Vous venez de manier la langue de bois d'une rectitude politique qui terrorise les esprits libres et bien formés.
Vous êtes un internationaliste, vous n'êtes pas un véritable indépendantiste.
Bas les masques !
Archives de Vigile Répondre
14 mars 2013Parcours sans reproche d'un indépendantiste conséquent qui a aujourd'hui l'honneur de rappeler qu'il a voté NON à la dissolution du RIN. Je ne sais pas si c'est un «bémol» mais je rajouterais que le chemin à faire n'est pas forcément asservi à une structure particulière, comme un parti, mais dépend d'abord de la volonté organisée de vivre d'une nation. Laissons les circonstances nous dicter le choix des moyens.
Archives de Vigile Répondre
14 mars 2013Bonjour M. Monière,
J'abonde dans le même sens que vous, les fièvres souverainistes de quelques groupes de citoyens épars, sur le territoire du Québec, sur toute la période d'après guerre si ils ne se cristallisent pas autour d'un parti, privés de ressources humaines, de ressources financières, ils finissent inévitablement par s’essouffler et disparaître.
Il est quand même étrange que ces cristallisations ce soit toute faites uniquement sur l'idée que l'indépendance se gagne uniquement sur un plan politique, qui plus est à travers un processus politique québécois lourdement gangrené et investi par les règles et les intérêts du colonisateur.
Quel est l'intérêt de militer dans un parti politique quand de toute façon l'équipe parlementaire, dans la tradition britannique et bien sûr toute québécoise, peut allègrement se passer du programme du parti, pour « gouverner » à sa tête. Du mouvement populaire, au parti, à une manipulation constante d'une petite monarchie qui se sert de l'énergie du peuple, pour la canaliser, la haranguer et corrompre la volonté du peuple et lui enlever toute velléité de souveraineté.
Quel intérêt y a-t-il de milité ou que ce soit, quand du matin au soir, tout indépendantiste de soirée que l'on soit, on nourrit celui qui nous soumet ou plus exactement ceux auxquels nous nous soumettons, que nous armons pour qu'ils bafouent impunément tout ce qui nous est cher, jusqu'à notre propre existence.
Les indépendantistes, patriotes, révolutionnaires se battent ici bas sans moyens depuis des siècles, parce qu'ils ont admis avant même de commencer à lutter que ennemis avait gagné et que l'on investirait jamais ses places fortes.
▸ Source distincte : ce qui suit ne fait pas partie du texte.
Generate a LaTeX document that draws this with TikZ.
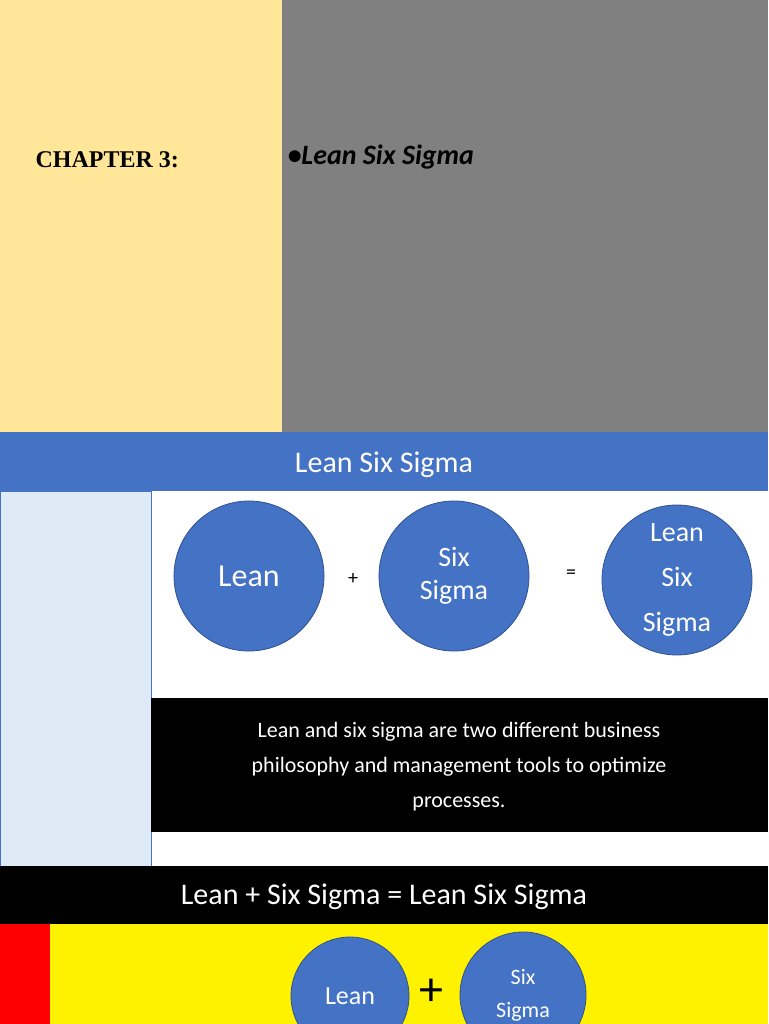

Depuis des siècles, les québécois ne regardent plus l'ouest de Montréal, autrement que comme un Westmount, intouchable, inattaquable, comme si c'était une contré qui n'existe plus; nous ne remettons plus en cause le drainage de nos ressources vers les intérêts d'une supposé minorité, vers l'Ontario et le Canada; depuis des siècles et ce bien avant Alphonse Desjardins et toujours après, nous avons concédé l'économie, notre économie, nos modes de productions et de consommation à ceux qui se servent de ce levier pour nous maintenir ou nous sommes et que même une indépendance toujours moins envisageable ne pourrait même pas résoudre.
Le tout premier lieu de rassemblement pour notre indépendance n'est pas le politique, le politique n'est qu'au service de ceux qui le nourrit, c'est donc par une réappropriation de notre économie, par le soucis de nos valeurs démocratique et de nos intérêts coopératifs que nous seront en mesure de soutenir le genre de mouvements politiques qui ne seront pas une reproduction à plus petite échelle du déni de souveraineté propre à l'absurdité canadian. Pour sortir de ce foutu Canada, il nous faut sortir de l'habitude toute canadienne-française de passer le chapeau, comme cela se faisait dans les églises qui étaient également les alliés des anglais, parce qu'adepte d'un peuple soumis pour la tonte.